Nesse período, Cezinha vivia em Itajaí. Quando, aos dezessete, voltou a morar em Porto Belo ― que havia deixado aos seis ― ele e o primo se uniram a André Gomes de Miranda. “Coveiro” já cantava e tocava, e foi fundamental para alavancar os sonhos da dupla. Juntos, convocaram outros aspirantes a músico, arranjaram instrumentos emprestados e começaram a animar os intervalos de recreio no Colégio Estadual Tiradentes, sob o nome Cordas de Varal. Tornaram-se populares entre a garotada da escola, embora o som não fosse aquelas coisas, segundo Cezinha.

Na época, outro colega tocava baixo e, quando saiu, não restou-lhe alternativa que não assumir a função.

070315-Tatuira-Cto-Grande-(5)
Cezinha: “Tô ralando bastante”

E foi com ele tocando baixo que os amigos fundaram a Tormenta, um estágio musical um pouco mais avançado, com apresentações em bares e eventos da cidade.
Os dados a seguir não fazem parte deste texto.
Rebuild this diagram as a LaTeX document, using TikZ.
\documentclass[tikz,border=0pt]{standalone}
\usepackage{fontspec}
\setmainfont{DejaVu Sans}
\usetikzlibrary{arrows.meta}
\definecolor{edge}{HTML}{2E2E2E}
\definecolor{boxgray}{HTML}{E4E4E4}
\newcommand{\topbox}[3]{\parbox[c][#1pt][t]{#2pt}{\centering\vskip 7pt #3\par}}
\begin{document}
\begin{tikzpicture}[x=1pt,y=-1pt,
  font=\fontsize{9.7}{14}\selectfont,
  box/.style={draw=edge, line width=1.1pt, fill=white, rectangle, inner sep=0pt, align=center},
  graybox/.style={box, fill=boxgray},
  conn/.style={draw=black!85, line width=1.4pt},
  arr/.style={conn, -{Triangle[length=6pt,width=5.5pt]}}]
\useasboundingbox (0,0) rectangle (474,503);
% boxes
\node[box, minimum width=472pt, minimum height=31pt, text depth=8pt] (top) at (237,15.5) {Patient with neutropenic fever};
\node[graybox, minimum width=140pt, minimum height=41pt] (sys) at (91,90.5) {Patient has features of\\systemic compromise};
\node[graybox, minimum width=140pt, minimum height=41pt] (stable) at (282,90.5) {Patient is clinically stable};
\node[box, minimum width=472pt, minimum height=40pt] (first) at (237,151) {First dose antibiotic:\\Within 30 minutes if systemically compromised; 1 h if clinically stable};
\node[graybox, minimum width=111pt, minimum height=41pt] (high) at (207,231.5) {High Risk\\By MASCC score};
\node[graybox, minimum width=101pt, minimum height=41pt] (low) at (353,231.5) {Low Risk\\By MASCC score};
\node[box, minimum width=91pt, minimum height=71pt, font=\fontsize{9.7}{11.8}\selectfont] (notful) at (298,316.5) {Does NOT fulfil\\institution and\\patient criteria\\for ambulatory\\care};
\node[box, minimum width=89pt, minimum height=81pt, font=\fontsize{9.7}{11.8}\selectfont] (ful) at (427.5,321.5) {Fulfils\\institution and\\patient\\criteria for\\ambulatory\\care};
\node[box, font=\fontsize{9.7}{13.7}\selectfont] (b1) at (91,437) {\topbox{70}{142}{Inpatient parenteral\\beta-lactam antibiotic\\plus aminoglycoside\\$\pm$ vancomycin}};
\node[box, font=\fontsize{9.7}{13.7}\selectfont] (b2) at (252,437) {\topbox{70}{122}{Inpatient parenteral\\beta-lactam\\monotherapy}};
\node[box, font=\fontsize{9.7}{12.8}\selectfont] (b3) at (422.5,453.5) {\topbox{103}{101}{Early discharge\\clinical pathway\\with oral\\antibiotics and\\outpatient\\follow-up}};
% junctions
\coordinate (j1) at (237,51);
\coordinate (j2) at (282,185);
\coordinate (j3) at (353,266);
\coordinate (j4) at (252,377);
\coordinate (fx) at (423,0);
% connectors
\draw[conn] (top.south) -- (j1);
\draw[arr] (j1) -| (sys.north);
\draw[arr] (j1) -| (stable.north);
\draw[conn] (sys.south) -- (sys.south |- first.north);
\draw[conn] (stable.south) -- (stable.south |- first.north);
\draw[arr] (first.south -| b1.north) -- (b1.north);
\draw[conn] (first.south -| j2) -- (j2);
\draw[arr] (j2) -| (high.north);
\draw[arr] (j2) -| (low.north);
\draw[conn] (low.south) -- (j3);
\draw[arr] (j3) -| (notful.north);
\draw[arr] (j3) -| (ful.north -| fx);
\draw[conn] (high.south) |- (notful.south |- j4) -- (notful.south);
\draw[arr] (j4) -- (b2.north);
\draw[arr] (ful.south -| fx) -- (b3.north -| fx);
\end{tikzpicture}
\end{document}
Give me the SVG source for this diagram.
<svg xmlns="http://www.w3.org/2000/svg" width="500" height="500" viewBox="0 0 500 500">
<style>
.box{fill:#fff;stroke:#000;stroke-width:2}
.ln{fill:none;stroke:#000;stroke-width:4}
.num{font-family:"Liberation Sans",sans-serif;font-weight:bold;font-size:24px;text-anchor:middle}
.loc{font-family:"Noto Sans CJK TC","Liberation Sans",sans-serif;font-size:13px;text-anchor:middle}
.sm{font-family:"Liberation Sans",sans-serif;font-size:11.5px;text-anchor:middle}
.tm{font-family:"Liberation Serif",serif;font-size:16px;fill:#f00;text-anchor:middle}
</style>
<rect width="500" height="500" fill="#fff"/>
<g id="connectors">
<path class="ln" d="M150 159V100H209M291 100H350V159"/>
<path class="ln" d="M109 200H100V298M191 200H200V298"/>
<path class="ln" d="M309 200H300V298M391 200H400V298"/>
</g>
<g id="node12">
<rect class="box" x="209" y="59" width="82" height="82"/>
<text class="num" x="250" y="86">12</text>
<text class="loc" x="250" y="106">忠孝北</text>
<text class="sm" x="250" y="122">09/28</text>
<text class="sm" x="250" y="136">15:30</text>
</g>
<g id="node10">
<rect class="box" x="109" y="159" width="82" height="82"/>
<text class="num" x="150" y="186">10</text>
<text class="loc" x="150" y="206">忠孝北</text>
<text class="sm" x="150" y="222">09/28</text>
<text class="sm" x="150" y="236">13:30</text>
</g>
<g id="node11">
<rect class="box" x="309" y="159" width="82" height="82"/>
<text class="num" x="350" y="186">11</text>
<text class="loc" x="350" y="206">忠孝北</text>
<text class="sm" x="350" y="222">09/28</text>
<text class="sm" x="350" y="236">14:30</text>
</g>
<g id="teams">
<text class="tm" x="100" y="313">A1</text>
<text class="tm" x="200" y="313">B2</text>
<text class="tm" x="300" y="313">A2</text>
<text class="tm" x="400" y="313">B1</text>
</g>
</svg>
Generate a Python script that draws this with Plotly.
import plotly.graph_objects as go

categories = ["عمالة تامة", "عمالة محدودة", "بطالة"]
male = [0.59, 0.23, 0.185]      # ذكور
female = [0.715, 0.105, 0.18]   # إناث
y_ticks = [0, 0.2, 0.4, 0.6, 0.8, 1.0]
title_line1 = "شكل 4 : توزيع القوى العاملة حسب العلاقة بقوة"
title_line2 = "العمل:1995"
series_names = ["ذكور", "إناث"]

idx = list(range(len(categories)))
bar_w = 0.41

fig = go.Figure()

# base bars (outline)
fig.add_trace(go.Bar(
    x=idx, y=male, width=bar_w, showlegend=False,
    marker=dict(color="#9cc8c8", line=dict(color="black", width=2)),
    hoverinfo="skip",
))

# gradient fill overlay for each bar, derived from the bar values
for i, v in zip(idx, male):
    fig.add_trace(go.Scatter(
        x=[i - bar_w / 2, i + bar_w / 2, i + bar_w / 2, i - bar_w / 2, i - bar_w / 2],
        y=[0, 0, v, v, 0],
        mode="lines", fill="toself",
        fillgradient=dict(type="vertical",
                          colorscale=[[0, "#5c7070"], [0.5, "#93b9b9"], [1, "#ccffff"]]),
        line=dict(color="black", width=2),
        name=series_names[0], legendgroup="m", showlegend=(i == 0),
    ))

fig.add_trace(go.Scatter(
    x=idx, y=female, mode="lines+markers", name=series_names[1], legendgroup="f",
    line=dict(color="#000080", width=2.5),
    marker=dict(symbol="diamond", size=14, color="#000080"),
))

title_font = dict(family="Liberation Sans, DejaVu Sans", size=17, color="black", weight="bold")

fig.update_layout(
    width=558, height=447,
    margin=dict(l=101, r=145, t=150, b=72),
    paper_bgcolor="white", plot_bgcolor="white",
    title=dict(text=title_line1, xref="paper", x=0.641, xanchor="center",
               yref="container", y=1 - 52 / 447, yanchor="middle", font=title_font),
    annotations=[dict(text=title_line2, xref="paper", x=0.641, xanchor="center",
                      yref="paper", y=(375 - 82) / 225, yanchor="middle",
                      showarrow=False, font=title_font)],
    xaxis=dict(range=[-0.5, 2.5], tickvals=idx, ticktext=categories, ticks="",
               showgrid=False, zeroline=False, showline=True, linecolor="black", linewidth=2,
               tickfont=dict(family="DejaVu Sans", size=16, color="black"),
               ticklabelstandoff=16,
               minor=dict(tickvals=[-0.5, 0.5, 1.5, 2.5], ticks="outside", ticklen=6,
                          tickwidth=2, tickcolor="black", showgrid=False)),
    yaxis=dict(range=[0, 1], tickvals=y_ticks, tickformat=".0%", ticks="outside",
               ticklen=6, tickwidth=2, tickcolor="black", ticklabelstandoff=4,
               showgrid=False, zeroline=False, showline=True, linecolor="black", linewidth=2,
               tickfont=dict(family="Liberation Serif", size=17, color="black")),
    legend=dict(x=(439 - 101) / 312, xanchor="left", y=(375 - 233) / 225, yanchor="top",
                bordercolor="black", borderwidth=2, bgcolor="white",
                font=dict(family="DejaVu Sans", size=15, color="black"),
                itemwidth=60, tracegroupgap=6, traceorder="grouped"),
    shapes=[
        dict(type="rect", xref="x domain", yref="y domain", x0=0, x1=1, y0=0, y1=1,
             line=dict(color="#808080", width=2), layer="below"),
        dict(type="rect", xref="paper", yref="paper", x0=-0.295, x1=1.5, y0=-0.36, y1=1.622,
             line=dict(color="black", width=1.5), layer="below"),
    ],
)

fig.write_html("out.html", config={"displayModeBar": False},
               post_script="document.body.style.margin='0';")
A banda terminou e os integrantes se separaram: Cezinha, Jeffinho e o guitarrista Alex Sancho ― outro nome que terá importância na história do músico ― foram para a Gato Preto, de Tijucas; Coveiro se reuniu a outros colegas e criou a Al Jihad.

UNICLÃS

Não demorou, entretanto, para todo mundo voltar a se reunir, dessa vez sob as asas de um voo bem mais ambicioso: a Uniclãs. O estopim dessa reunião foi a descoberta da veia artística do também primo Fernando Kruscinski: Nando não apenas compunha, como cantava bem, possuía timbre marcante. Em torno dele, todos os amigos resolveram apostar num projeto autoral. Batizaram a iniciativa Uniclãs para evidenciar a mistura de influências musicais que a banda teria e a forte afinidade entre todos.
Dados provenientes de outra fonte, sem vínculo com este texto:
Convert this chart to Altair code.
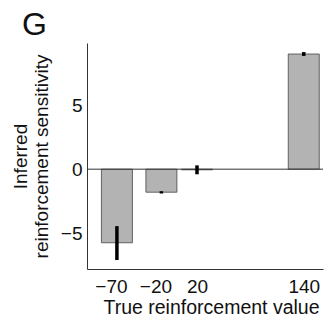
import altair as alt
import pandas as pd

reinf_values = [-70, -20, 20, 140]
sensitivity = [-5.75, -1.8, -0.05, 9.0]
err_low = [-7.1, -1.9, -0.4, 8.85]
err_high = [-4.45, -1.72, 0.3, 9.15]
x_ticks = [-70, -20, 20, 140]
y_ticks = [-5, 0, 5]
panel_label = ["G"]

df = pd.DataFrame({"x": reinf_values, "y": sensitivity, "lo": err_low, "hi": err_high})

FONT = "Liberation Sans"
xscale = alt.Scale(domain=[-98, 156], nice=False, zero=False)
yscale = alt.Scale(domain=[-7.8, 9.86], nice=False, zero=False)

base = alt.Chart(df)

bars = base.mark_bar(size=31, color="#b3b3b3", stroke="#444444", strokeWidth=0.8).encode(
    x=alt.X("x:Q", scale=xscale,
            axis=alt.Axis(values=x_ticks, title="True reinforcement value", grid=False,
                          ticks=False, domainColor="#333333", labelFontSize=19,
                          titleFontSize=19.5, labelFont=FONT, titleFont=FONT,
                          labelColor="#111111", titleColor="#111111", labelPadding=8,
                          titlePadding=2, titleFontWeight="normal", labelFlush=False,
                          labelOffset={"condition": {"test": "datum.value < 0", "value": -6},
                                       "value": 0},
                          titleX=124)),
    y=alt.Y("y:Q", scale=yscale,
            axis=alt.Axis(values=y_ticks, title=["Inferred", "reinforcement sensitivity"],
                          grid=False, ticks=False, domainColor="#333333",
                          labelFontSize=19, titleFontSize=19, labelFont=FONT, titleFont=FONT,
                          labelColor="#111111", titleColor="#111111", labelPadding=5,
                          titlePadding=9, titleFontWeight="normal", titleLineHeight=21)),
    y2=alt.datum(0),
)

zero = alt.Chart(pd.DataFrame({"z": [0]})).mark_rule(color="#333333", strokeWidth=1).encode(
    y=alt.Y("z:Q", scale=yscale)
)

errs = base.mark_rule(color="black", strokeWidth=3.5).encode(
    x=alt.X("x:Q", scale=xscale),
    y=alt.Y("lo:Q", scale=yscale),
    y2="hi:Q",
)

label = alt.Chart(pd.DataFrame({"t": panel_label})).mark_text(
    align="left", baseline="alphabetic", fontSize=32, font=FONT, color="#111111"
).encode(text="t:N", x=alt.value(-65), y=alt.value(-8))

chart = alt.layer(bars, zero, errs, label).properties(
    width=236, height=226,
    background="white",
    autosize=alt.AutoSizeParams(type="none"),
    padding={"left": 87, "top": 43, "right": 4, "bottom": 55},
).configure_view(stroke="transparent", strokeWidth=0)

chart.save("out.html", embed_options={"renderer": "svg", "actions": False})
“Era mais que uma banda. Era uma família”, lembra Cezinha com saudade. “Era” talvez não seja o tempo verbal mais correto, porque o grupo está numa espécie de stand by, após várias idas e vindas. Mas o período mais marcante da banda, de fato, passou. Foi no início dos anos 2000, quando pôs seu nome no mapa da música catarinense, conquistando um festival de bandas em Joinville, e gravando um clipe como prêmio, depois uma demo e, em 2003, embarcando para São Paulo para gravar, no estúdio do ex-RPM Luiz Schiavon, seu primeiro álbum, Viagens no Exílio.

“A gente nunca tinha saído da nossa região”, Cezinha sublinha a mudança que isso representou. Talvez uma mudança muito súbita, e por isso a rapaziada não conseguiu administrar, ele pondera. A Uniclãs obteve sucesso, realizou grandes shows, o último no teatro de Itajaí, em novembro do ano passado, em mais uma tentativa de retorno. Uma nova reunião, no momento, não parece provável.

NOVOS PROJETOS

Cezinha lamenta, mas não tem muito tempo para remoer o passado. É preciso certo malabarismo para administrar a carreira de músico, colocar o contrabaixo a serviço de diferentes artistas e da aspiração de quem o tem como referência. Para isso, “cancha de palco” só não basta. Por isso, Cezinha concluiu o Conservatório de Música de Itajaí (onde conheceu a intérprete Adriana Benvenuti, com quem casou há dois anos e meio) e está cursando bacharelado em música em Curitiba (PR). “Tô ralando bastante”, garante.

E nisso já se vão uns vinte anos de “ralação”. Natural que, em algum momento, uma sombra de dúvida paire sobre sua cabeça. É porque a rotina às vezes pode esmagar o entusiasmo e nos fazer encarar a temível pergunta: “Será que estou no caminho certo?”. Cezinha mais de uma vez se questionou a respeito. O tempo tem lhe ajudado a formular a resposta: “É a minha profissão”. Uma sentença simples que ele faz acompanhar pela certeza de que dificuldade e recompensa caminham num mesmo compasso, tecendo melodias em tons graves a intervalos de terças, quintas e sétimas, maiores e menores, acordes que o portobelense domina com a mesma facilidade com que se espana da mente uma ideia ruim. Cezinha é músico. E gosta disso.